Question

Determine the angle between vector $${\rm{i}} + \sqrt 3 {\rm{j}}$$ and the positive direction of the $$x$$-axis.

Answer

**step1** Understanding the vector

The given vector is $${\rm{i}} + \sqrt 3 {\rm{j}}$$. This notation means the vector has an x-component of 1 and a y-component of $$\sqrt{3}$$. We can visualize this vector as an arrow starting from the origin (0,0) and pointing to the coordinate point (1, $$\sqrt{3}$$) on a graph.

**step2** Forming a right-angled triangle

To find the angle this vector makes with the positive x-axis, we can imagine drawing a line from the point (1, $$\sqrt{3}$$) straight down to the x-axis. This line meets the x-axis at the point (1,0). This action creates a right-angled triangle with its corners at the origin (0,0), the point (1,0) on the x-axis, and the point (1, $$\sqrt{3}$$).

**step3** Identifying the side lengths of the triangle

In this right-angled triangle:
- The length of the side along the x-axis, which is the base of the triangle, is the distance from (0,0) to (1,0). This length is 1 unit.
- The length of the side perpendicular to the x-axis, which is the height of the triangle, is the distance from (1,0) to (1, $$\sqrt{3}$$). This length is $$\sqrt{3}$$ units.
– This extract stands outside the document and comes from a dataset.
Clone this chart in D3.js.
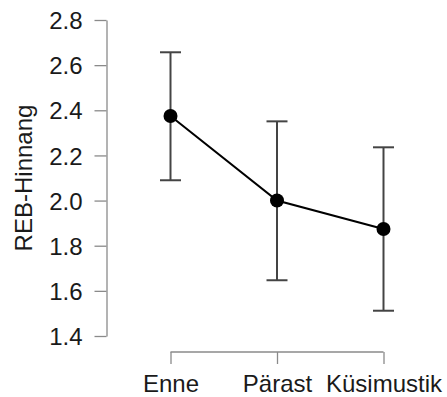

**step4** Recognizing a special triangle

We observe the side lengths of our right-angled triangle are 1 and $$\sqrt{3}$$. This specific ratio of side lengths is characteristic of a special right triangle known as a 30-60-90 triangle. In a 30-60-90 triangle, the sides are always in the ratio of $$1 : \sqrt{3} : 2$$.
- The angle opposite the side of length 1 unit is $$30^\circ$$.
- The angle opposite the side of length $$\sqrt{3}$$ units is $$60^\circ$$.
- The angle opposite the longest side (the hypotenuse) is $$90^\circ$$.

**step5** Determining the angle

The angle we are looking for is the angle at the origin, which is formed between the vector and the positive x-axis. In our triangle, this angle is opposite the side with length $$\sqrt{3}$$ units. Based on the properties of a 30-60-90 triangle, the angle opposite the side of length $$\sqrt{3}$$ is $$60^\circ$$. Therefore, the angle between the vector $${\rm{i}} + \sqrt 3 {\rm{j}}$$ and the positive direction of the x-axis is $$60^\circ$$.